Chef Picchi’s cuisine is based on the best Florentine traditions while deftly evolving and mingling with new influences. We sat down with him to ask a few questions.

How do tradition and innovation marry in your dishes? Tradition is never at a standstill. The past merges with the present and the future. It’s about rediscovery, and it’s about creating new flavors. Think how in the Renaissance spices were not part of the culinary tools. They only came into it later and now are considered traditional. I like being able to experiment with new (old) ingredients like chia and turmeric that could be traditions someday.

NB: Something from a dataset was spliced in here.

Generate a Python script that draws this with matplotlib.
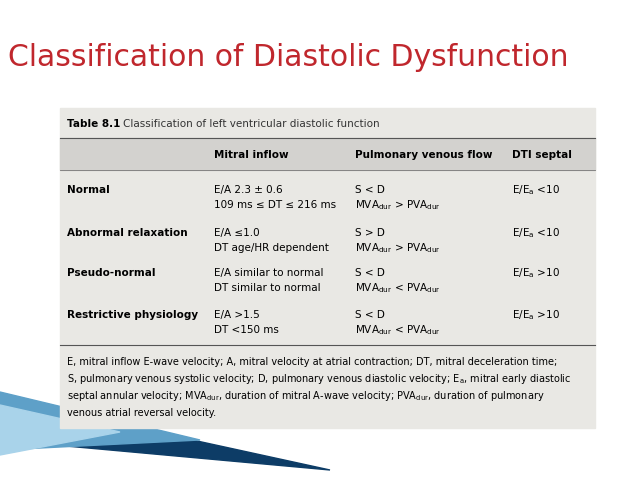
import matplotlib
matplotlib.use("Agg")
import matplotlib.pyplot as plt
from matplotlib.patches import Rectangle, Polygon

title = "Classification of Diastolic Dysfunction"
table_caption = "Classification of left ventricular diastolic function"
headers = ["Mitral inflow", "Pulmonary venous flow", "DTI septal"]
categories = ["Normal", "Abnormal relaxation", "Pseudo-normal", "Restrictive physiology"]
mitral = [("E/A 2.3 ± 0.6", "109 ms ≤ DT ≤ 216 ms"),
          ("E/A ≤1.0", "DT age/HR dependent"),
          ("E/A similar to normal", "DT similar to normal"),
          ("E/A >1.5", "DT <150 ms")]
pulm = [("S < D", r"MVA$_{\mathrm{dur}}$ > PVA$_{\mathrm{dur}}$"),
        ("S > D", r"MVA$_{\mathrm{dur}}$ > PVA$_{\mathrm{dur}}$"),
        ("S < D", r"MVA$_{\mathrm{dur}}$ < PVA$_{\mathrm{dur}}$"),
        ("S < D", r"MVA$_{\mathrm{dur}}$ < PVA$_{\mathrm{dur}}$")]
dti = [r"E/E$_{\mathrm{a}}$ <10", r"E/E$_{\mathrm{a}}$ <10", r"E/E$_{\mathrm{a}}$ >10", r"E/E$_{\mathrm{a}}$ >10"]
footnote = ["E, mitral inflow E-wave velocity; A, mitral velocity at atrial contraction; DT, mitral deceleration time;",
            r"S, pulmonary venous systolic velocity; D, pulmonary venous diastolic velocity; E$_{\mathrm{a}}$, mitral early diastolic",
            r"septal annular velocity; MVA$_{\mathrm{dur}}$, duration of mitral A-wave velocity; PVA$_{\mathrm{dur}}$, duration of pulmonary",
            "venous atrial reversal velocity."]

fig = plt.figure(figsize=(6.38, 4.79), dpi=100)
ax = fig.add_axes([0, 0, 1, 1])
ax.set_xlim(0, 638); ax.set_ylim(479, 0); ax.axis("off")

# decoration
ax.add_patch(Polygon([(0, 398), (330, 470), (0, 440)], color="#0d3c66", zorder=1))
ax.add_patch(Polygon([(0, 392), (200, 440), (0, 450)], color="#5ea0c8", zorder=1))
ax.add_patch(Polygon([(0, 405), (120, 432), (0, 455)], color="#a9d3ea", zorder=1))

ax.text(8, 57, title, color="#c0272d", fontsize=21.5, va="center", family="DejaVu Sans")

ax.add_patch(Rectangle((60, 108), 535, 320, color="#e9e8e4", zorder=2))
ax.add_patch(Rectangle((60, 138), 535, 32, color="#d3d2cf", zorder=2))
ax.text(67, 124, "Table 8.1", fontsize=7.5, weight="bold", va="center", zorder=3)
ax.text(123, 124, table_caption, fontsize=7.5, va="center", zorder=3, color="#333")
ax.plot([60, 595], [138, 138], color="#555", lw=0.8, zorder=3)
ax.plot([60, 595], [170, 170], color="#777", lw=0.6, zorder=3)
ax.plot([60, 595], [345, 345], color="#555", lw=0.8, zorder=3)

colx = [214, 355, 512]
for x, h in zip(colx, headers):
    ax.text(x, 155, h, fontsize=7.5, weight="bold", va="center", zorder=3)
rowy = [190, 233, 273, 315]
for i, y in enumerate(rowy):
    ax.text(67, y, categories[i], fontsize=7.5, weight="bold", va="center", zorder=3)
    ax.text(colx[0], y, mitral[i][0], fontsize=7.5, va="center", zorder=3)
    ax.text(colx[0], y + 15, mitral[i][1], fontsize=7.5, va="center", zorder=3)
    ax.text(colx[1], y, pulm[i][0], fontsize=7.5, va="center", zorder=3)
    ax.text(colx[1], y + 15, pulm[i][1], fontsize=7.5, va="center", zorder=3)
    ax.text(colx[2], y, dti[i], fontsize=7.5, va="center", zorder=3)
for j, line in enumerate(footnote):
    ax.text(67, 362 + j * 17, line, fontsize=7, va="center", zorder=3)

fig.savefig("out.png", dpi=100)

How important are the land and the seasons in your menu choices? The seasons are our lodestars and the land is our home. Cibrèo’s menu changes with the slow turn of the seasons and its foods. Right now, for instance, there are fabulous artichokes. The land is where we live and we have to respect and value it. We meticulously choose our ingredients, favoring local ones, grown by farmers who I like to call crazy, who love what they grow and respect the environment. We use local producers of exceptional meat and enlightened millers and farmers who have rediscovered our land’s great variety of grains and fruits.

What are the star ingredients in your cooking? There’s a lot of them, and I couldn’t do without any of them because I love food so much. Oil and bread, first off, and then flavorings. I swoon over the intense aroma of catmint, sage or rosemary, grown with respect and without artifice.

Where does your passion come from? And your recipes? My recipes come from my nature as a big eater. I was born in a family of women who were great cooks and I was surrounded by the scents of food since I was little.
My parents wanted me to be a doctor, but unwittingly, they were already turning me into a cook. The recipes also come out of studying and reading, which have given me the creative breadth to invent new dishes. At any rate, in my dishes I’m not interested in spectacle. I’m interested in emotions and the feeling of empathy that we can create.

What’s your favorite dish? Strangely enough, it’s not Florentine. On my headstone I’d write, “Fabio Picchi: lover of Eggplant Parmesan”!

What do you hope a patron takes home after dinner at your place? A woman who came to my restaurant said after the dinner, “I’ve found a home in Florence.” I think that kind of a comment is a crowning achievement for a chef.

Chef Picchi is a true force of nature. He juggles managing the kitchen of his restaurant with writing books and a blog.